You can also integrate your model into the day-to-day operation of your business. Set up automated alerts if certain conditions are met, such as identifying a security concern, possible downtime, or a customer who is likely to leave. In call centers, predictive models are routinely used to carry out intelligent call routing, profile customers, and provide a better customer experience.
Regularly monitor how well the model is working. You don’t want unexpected surprises here (think self-driving cars gone rogue and gender-biased recruitment models). As you put the model into practice, its performance may go down with time, so remember to check for obsolete models.
And as you go along, document the process. Your colleagues and your future self will thank you when you are trying to remember exactly why you decided on those specific metrics or why you chose to change a model.
Predictive analytics can increase revenue and reduce loss by identifying problems early. Use it to spot trends, streamline services, or increase sales.

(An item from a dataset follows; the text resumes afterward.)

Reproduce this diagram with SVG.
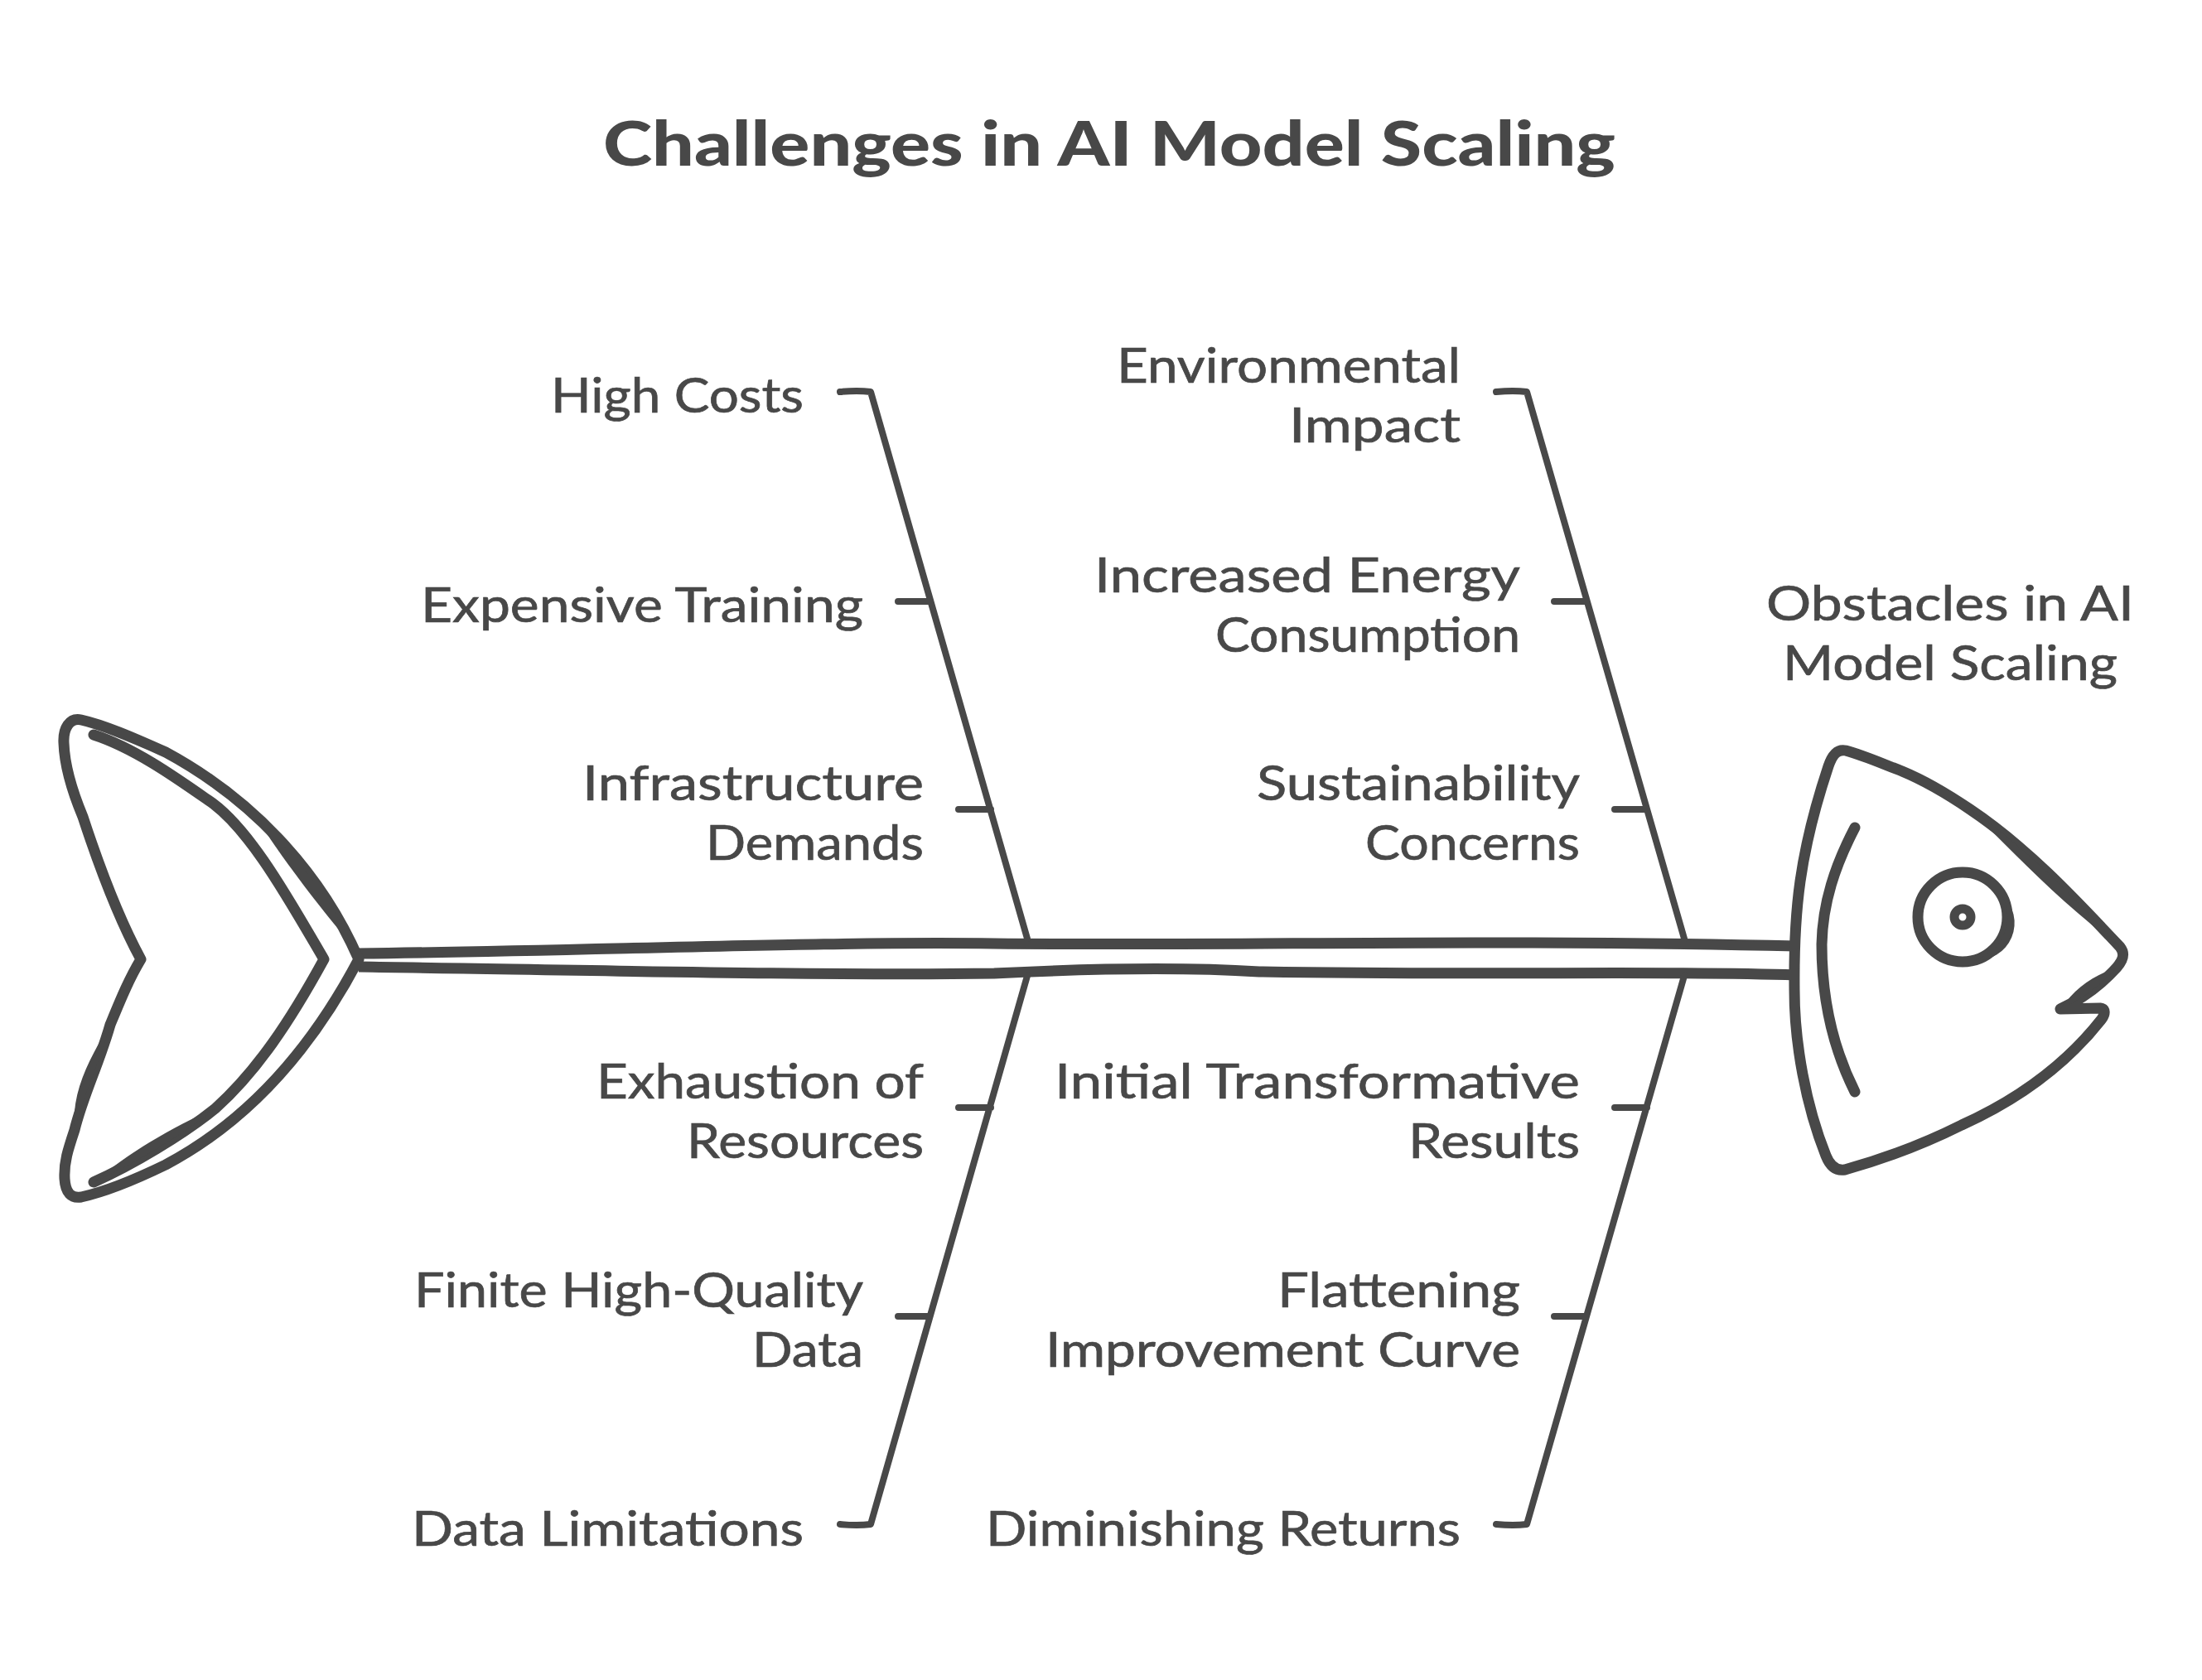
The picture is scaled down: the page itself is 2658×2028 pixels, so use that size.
<svg xmlns="http://www.w3.org/2000/svg" width="2658" height="2028" viewBox="0 0 2658 2028">
<style>
.bg{fill:#fff}
.l{fill:none;stroke:#484848;stroke-linecap:round;stroke-linejoin:round}
.o{stroke-width:13}
.f{fill:#484848}
.b{stroke-width:8}
.s{stroke-width:13;stroke-linecap:butt}
text{font-family:"Lato","Noto Sans",sans-serif;font-size:58px;fill:#484848;stroke:#484848;stroke-width:.7;text-anchor:end}
#title text{font-size:74px;font-weight:900;stroke:none;text-anchor:middle}
#head-label text{text-anchor:middle}
</style>
<rect class="bg" width="2658" height="2028"/>
<g id="title"><text x="1339" y="200" textLength="1222" lengthAdjust="spacingAndGlyphs">Challenges in AI Model Scaling</text></g>
<g id="connectors">
<path class="l s" d="M433 1151 C 700 1148 1000 1136 1200 1139 C 1500 1142 1800 1133 2168 1142"/>
<path class="l s" d="M433 1167 C 700 1171 1000 1178 1200 1175 C 1300 1170 1420 1167 1520 1173 C 1800 1178 2000 1171 2168 1177"/>
<path class="l b" d="M1014 473 Q1035 471 1051 473 L1240 1133M1084 726 L1122 726M1157 977 L1196 977"/>
<path class="l b" d="M1240 1178 L1051 1840 Q1035 1842 1014 1840M1157 1337 L1196 1337M1084 1589 L1122 1589"/>
<path class="l b" d="M1806 473 Q1827 471 1843 473 L2033 1133M1876 726 L1914 726M1949 977 L1988 977"/>
<path class="l b" d="M2033 1178 L1843 1840 Q1827 1842 1806 1840M1949 1337 L1988 1337M1876 1589 L1914 1589"/>
</g>
<g id="tail">
<path class="l o" d="M433 1158 C 385 1048 300 962 200 908 C 160 890 125 875 98 869 C 84 866 76 879 77 897 C 78 927 90 962 100 986 C 120 1047 145 1112 170 1158 C 155 1183 145 1208 133 1237 C 120 1283 100 1323 90 1364 C 82 1388 77 1403 78 1423 C 79 1440 86 1447 98 1445 C 130 1438 165 1423 200 1406 C 300 1353 375 1268 433 1158"/>
<path class="f" d="M311 990 C 362 1037 404 1092 425 1141 C 392 1103 349 1048 311 990 Z"/>
<path class="f" d="M133 1237 C 120 1283 100 1323 90 1364 C 86 1320 106 1280 133 1237 Z"/>
<path class="l o" d="M113 887 C 160 902 210 937 250 965 C 300 997 350 1088 391 1158 C 350 1233 310 1293 260 1338 C 220 1370 160 1406 113 1427"/>
<path class="f" d="M260 1338 C 220 1370 160 1406 113 1427 C 153 1393 213 1357 260 1338 Z"/>
</g>
<g id="head">
<path class="l o" d="M2228 906 C 2250 912 2270 921 2296 931 C 2325 943 2350 958 2378 977 C 2445 1022 2500 1080 2559 1143 C 2566 1152 2562 1160 2555 1168 C 2535 1190 2515 1205 2487 1218 L2535 1217 C 2542 1218 2541 1224 2537 1230 C 2490 1290 2430 1330 2368 1358 C 2320 1382 2270 1400 2227 1412 C 2215 1414 2208 1405 2204 1395 C 2180 1335 2166 1260 2166 1195 C 2165 1100 2172 1030 2207 925 C 2212 910 2218 904 2228 906 Z"/>
<path class="f" d="M2378 977 C 2445 1022 2500 1080 2559 1143 C 2489 1091 2434 1033 2378 977 Z"/>
<path class="f" d="M2555 1168 C 2535 1190 2515 1205 2487 1218 C 2505 1193 2525 1178 2555 1168 Z"/>
<path class="l o" d="M2239 999 C 2215 1045 2200 1090 2199 1140 C 2199 1200 2210 1260 2239 1318"/>
<circle class="l o" cx="2369" cy="1107" r="54"/>
<path class="f" d="M2416 1080 A54 54 0 0 1 2383 1159 A45 45 0 0 0 2416 1080 Z"/>
<circle class="l" style="stroke-width:11" cx="2369" cy="1107" r="10"/>
</g>
<g id="head-label"><text x="2354" y="749" textLength="444" lengthAdjust="spacingAndGlyphs">Obstacles in AI</text><text x="2354" y="821" textLength="404" lengthAdjust="spacingAndGlyphs">Model Scaling</text></g>
<g id="n1"><text x="970" y="498" textLength="305" lengthAdjust="spacingAndGlyphs">High Costs</text></g>
<g id="n2"><text x="1042" y="751" textLength="534" lengthAdjust="spacingAndGlyphs">Expensive Training</text></g>
<g id="n3"><text x="1115" y="966" textLength="412" lengthAdjust="spacingAndGlyphs">Infrastructure</text><text x="1115" y="1038" textLength="263" lengthAdjust="spacingAndGlyphs">Demands</text></g>
<g id="n4"><text x="1115" y="1326" textLength="395" lengthAdjust="spacingAndGlyphs">Exhaustion of</text><text x="1115" y="1398" textLength="286" lengthAdjust="spacingAndGlyphs">Resources</text></g>
<g id="n5"><text x="1042" y="1578" textLength="542" lengthAdjust="spacingAndGlyphs">Finite High-Quality</text><text x="1042" y="1650" textLength="134" lengthAdjust="spacingAndGlyphs">Data</text></g>
<g id="n6"><text x="970" y="1866" textLength="473" lengthAdjust="spacingAndGlyphs">Data Limitations</text></g>
<g id="n7"><text x="1763" y="462" textLength="415" lengthAdjust="spacingAndGlyphs">Environmental</text><text x="1763" y="534" textLength="207" lengthAdjust="spacingAndGlyphs">Impact</text></g>
<g id="n8"><text x="1835" y="715" textLength="514" lengthAdjust="spacingAndGlyphs">Increased Energy</text><text x="1835" y="787" textLength="368" lengthAdjust="spacingAndGlyphs">Consumption</text></g>
<g id="n9"><text x="1907" y="966" textLength="390" lengthAdjust="spacingAndGlyphs">Sustainability</text><text x="1907" y="1038" textLength="259" lengthAdjust="spacingAndGlyphs">Concerns</text></g>
<g id="n10"><text x="1907" y="1326" textLength="634" lengthAdjust="spacingAndGlyphs">Initial Transformative</text><text x="1907" y="1398" textLength="207" lengthAdjust="spacingAndGlyphs">Results</text></g>
<g id="n11"><text x="1835" y="1578" textLength="293" lengthAdjust="spacingAndGlyphs">Flattening</text><text x="1835" y="1650" textLength="573" lengthAdjust="spacingAndGlyphs">Improvement Curve</text></g>
<g id="n12"><text x="1763" y="1866" textLength="573" lengthAdjust="spacingAndGlyphs">Diminishing Returns</text></g>
</svg>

Starting from your business objective, identify key indicators that are measurable in the data.
Train and test your algorithm on historical data, and then monitor how well it predicts future data. These steps may require several iterations to get it right; you may add more data sources as you know what’s important or where you have gaps and inaccuracies in the data.
Finally, get it into the hands of the user so that you can take action. Make sure your implementation addresses the needs of the user and is easy to use. As an example, look at Plutora’s analytics test report capabilities.
Well done! This is just the start. Analytics is an ongoing process. Now that you’re here, examine your regular reports. What can you improve? Have new questions come up since adding new analyses? What new decisions will you take, and how can you monitor that they are improving your business? And if you are not yet monitoring your key performance indicators, what are you waiting for?